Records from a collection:
________
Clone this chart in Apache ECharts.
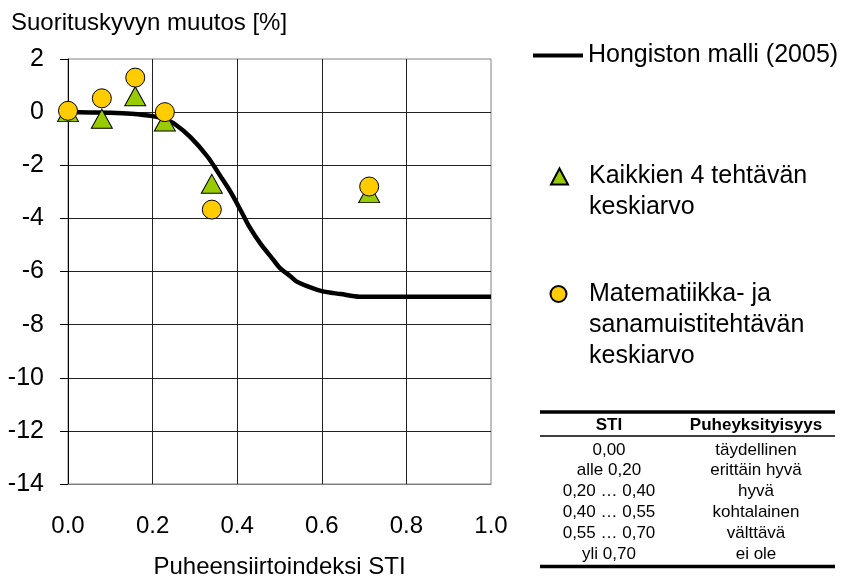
<!DOCTYPE html>
<html><head><meta charset="utf-8">
<script src="https://cdn.jsdelivr.net/npm/echarts@6/dist/echarts.min.js"></script>
<style>html,body{margin:0;padding:0;background:#fff}#c{width:851px;height:576px}</style>
</head><body><div id="c"></div>
<script>
// ---- data ----
const modelSTI = [0, 0.05, 0.1, 0.15, 0.2, 0.23, 0.25, 0.29, 0.33, 0.36, 0.385, 0.41, 0.43, 0.455, 0.485, 0.5, 0.525, 0.54, 0.565, 0.6, 0.645, 0.69, 0.8, 1.0];
const modelChange = [0, -0.01, -0.02, -0.06, -0.15, -0.27, -0.42, -0.95, -1.68, -2.4, -3.02, -3.75, -4.35, -4.95, -5.55, -5.85, -6.17, -6.37, -6.55, -6.74, -6.85, -6.95, -6.95, -6.95];
const measuredSTI = [0.0, 0.08, 0.159, 0.229, 0.34, 0.712];
const allTasksMean = [0.0, -0.25, 0.6, -0.35, -2.7, -3.05];
const mathWordMean = [0.05, 0.52, 1.3, 0.0, -3.67, -2.8];
const seriesNames = ['Hongiston malli (2005)', 'Kaikkien 4 tehtävän\nkeskiarvo', 'Matematiikka- ja\nsanamuistitehtävän\nkeskiarvo'];
const titleText = 'Suorituskyvyn muutos [%]';
const xAxisName = 'Puheensiirtoindeksi STI';
const tableHeader = ['STI', 'Puheyksityisyys'];
const tableSTI = ['0,00', 'alle 0,20', '0,20 … 0,40', '0,40 … 0,55', '0,55 … 0,70', 'yli 0,70'];
const tablePrivacy = ['täydellinen', 'erittäin hyvä', 'hyvä', 'kohtalainen', 'välttävä', 'ei ole'];

const FONT = "'Liberation Sans', Arial, sans-serif";
const chart = echarts.init(document.getElementById('c'), null, {renderer: 'canvas'});

function pairs(xs, ys) { return xs.map((x, i) => [x, ys[i]]); }

// table graphic
const tbl = [];
const c1 = 609, c2 = 756, tl = 540, tr = 835;
tbl.push({type: 'line', shape: {x1: tl, y1: 412, x2: tr, y2: 412}, style: {stroke: '#000', lineWidth: 3.5}});
tbl.push({type: 'line', shape: {x1: tl, y1: 436, x2: tr, y2: 436}, style: {stroke: '#000', lineWidth: 1.5}});
tbl.push({type: 'line', shape: {x1: tl, y1: 566.5, x2: tr, y2: 566.5}, style: {stroke: '#000', lineWidth: 3.5}});
tbl.push({type: 'text', x: c1, y: 425, style: {text: tableHeader[0], font: 'bold 17px ' + FONT, fill: '#000', align: 'center', verticalAlign: 'middle'}});
tbl.push({type: 'text', x: c2, y: 425, style: {text: tableHeader[1], font: 'bold 17px ' + FONT, fill: '#000', align: 'center', verticalAlign: 'middle'}});
tableSTI.forEach((t, i) => {
  const y = 450 + i * 20.8;
  tbl.push({type: 'text', x: c1, y: y, style: {text: t, font: '17px ' + FONT, fill: '#000', align: 'center', verticalAlign: 'middle'}});
  tbl.push({type: 'text', x: c2, y: y, style: {text: tablePrivacy[i], font: '17px ' + FONT, fill: '#000', align: 'center', verticalAlign: 'middle'}});
});

const LH = 31;
const legendText = {fontFamily: FONT, fontSize: 25, color: '#000', lineHeight: LH};
const option = {
  backgroundColor: '#fff',
  animation: false,
  textStyle: {fontFamily: FONT},
  title: {text: titleText, left: 6, top: 6, textStyle: {fontFamily: FONT, fontSize: 24, fontWeight: 'normal', color: '#000'}},
  grid: {left: 68, right: 360, top: 59, bottom: 92, containLabel: false, outerBoundsMode: 'none',
         show: true, borderColor: '#808080', borderWidth: 1, backgroundColor: 'transparent'},
  legend: [
    {data: [{name: seriesNames[0], icon: 'rect'}], left: 533, top: 40, padding: 0, itemWidth: 50, itemHeight: 4,
     textStyle: legendText, selectedMode: false},
    {data: [{name: seriesNames[1], icon: 'triangle'}], left: 550, top: 130, padding: 0, itemWidth: 17, itemHeight: 16, itemGap: 0,
     formatter: n => '\n' + n,
     textStyle: Object.assign({}, legendText, {padding: [0, 0, 0, 16]}), selectedMode: false},
    {data: [{name: seriesNames[2], icon: 'circle'}], left: 549.5, top: 216.5, padding: 0, itemWidth: 16, itemHeight: 16,
     formatter: n => '\n\n' + n,
     textStyle: Object.assign({}, legendText, {padding: [0, 0, 0, 17.5]}), selectedMode: false}
  ],
  xAxis: {
    type: 'value', min: 0, max: 1, interval: 0.2,
    name: xAxisName, nameLocation: 'middle', nameGap: 71,
    nameTextStyle: {fontFamily: FONT, fontSize: 24, color: '#000'},
    axisLine: {show: true, onZero: false, lineStyle: {color: '#808080', width: 1}},
    axisTick: {show: false},
    axisLabel: {margin: 30, fontFamily: FONT, fontSize: 24, color: '#000', formatter: v => v.toFixed(1)},
    splitLine: {show: true, showMaxLine: false, lineStyle: {color: '#222', width: 1}}
  },
  yAxis: {
    type: 'value', min: -14, max: 2, interval: 2,
    axisLine: {show: true, onZero: false, lineStyle: {color: '#000', width: 1}},
    axisTick: {show: true, inside: false, length: 8, lineStyle: {color: '#000'}},
    axisLabel: {margin: 24, fontFamily: FONT, fontSize: 25, color: '#000'},
    splitLine: {show: true, showMaxLine: false, lineStyle: {color: '#222', width: 1}}
  },
  series: [
    {name: seriesNames[0], type: 'line', data: pairs(modelSTI, modelChange), smooth: 0.3, symbol: 'none',
     lineStyle: {color: '#000', width: 4.5}, itemStyle: {color: '#000'}, z: 2},
    {name: seriesNames[1], type: 'scatter', data: pairs(measuredSTI, allTasksMean), symbol: 'triangle', symbolSize: [21, 19],
     itemStyle: {color: '#99CC00', borderColor: '#000', borderWidth: 1, opacity: 1}, z: 3},
    {name: seriesNames[2], type: 'scatter', data: pairs(measuredSTI, mathWordMean), symbol: 'circle', symbolSize: 19,
     itemStyle: {color: '#FFCC00', borderColor: '#000', borderWidth: 1, opacity: 1}, z: 4}
  ],
  graphic: tbl
};
chart.setOption(option);
</script>
</body></html>
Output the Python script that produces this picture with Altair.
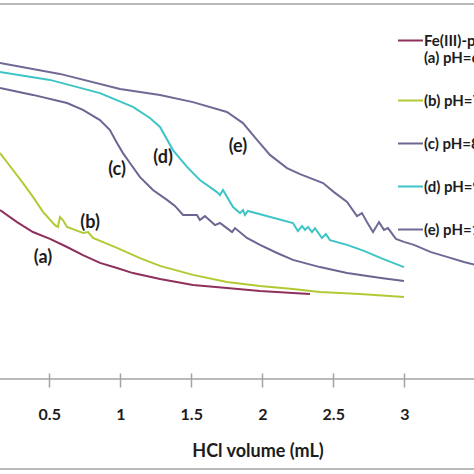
________
Instructions to follow:
The lines from the start of the data through the line that contains "function pairs(xs, ys)" are to be returned exactly, please, with both ends included and every picture left out.

Full answer:
Clone this chart in Apache ECharts.
<!DOCTYPE html>
<html><head><meta charset="utf-8">
<script src="https://cdn.jsdelivr.net/npm/echarts@6/dist/echarts.min.js"></script>
<style>html,body{margin:0;padding:0;background:#fff}#c{width:851px;height:576px}</style>
</head><body><div id="c"></div>
<script>
// ---- data ----
const modelSTI = [0, 0.05, 0.1, 0.15, 0.2, 0.23, 0.25, 0.29, 0.33, 0.36, 0.385, 0.41, 0.43, 0.455, 0.485, 0.5, 0.525, 0.54, 0.565, 0.6, 0.645, 0.69, 0.8, 1.0];
const modelChange = [0, -0.01, -0.02, -0.06, -0.15, -0.27, -0.42, -0.95, -1.68, -2.4, -3.02, -3.75, -4.35, -4.95, -5.55, -5.85, -6.17, -6.37, -6.55, -6.74, -6.85, -6.95, -6.95, -6.95];
const measuredSTI = [0.0, 0.08, 0.159, 0.229, 0.34, 0.712];
const allTasksMean = [0.0, -0.25, 0.6, -0.35, -2.7, -3.05];
const mathWordMean = [0.05, 0.52, 1.3, 0.0, -3.67, -2.8];
const seriesNames = ['Hongiston malli (2005)', 'Kaikkien 4 tehtävän\nkeskiarvo', 'Matematiikka- ja\nsanamuistitehtävän\nkeskiarvo'];
const titleText = 'Suorituskyvyn muutos [%]';
const xAxisName = 'Puheensiirtoindeksi STI';
const tableHeader = ['STI', 'Puheyksityisyys'];
const tableSTI = ['0,00', 'alle 0,20', '0,20 … 0,40', '0,40 … 0,55', '0,55 … 0,70', 'yli 0,70'];
const tablePrivacy = ['täydellinen', 'erittäin hyvä', 'hyvä', 'kohtalainen', 'välttävä', 'ei ole'];

const FONT = "'Liberation Sans', Arial, sans-serif";
const chart = echarts.init(document.getElementById('c'), null, {renderer: 'canvas'});

function pairs(xs, ys) { return xs.map((x, i) => [x, ys[i]]); }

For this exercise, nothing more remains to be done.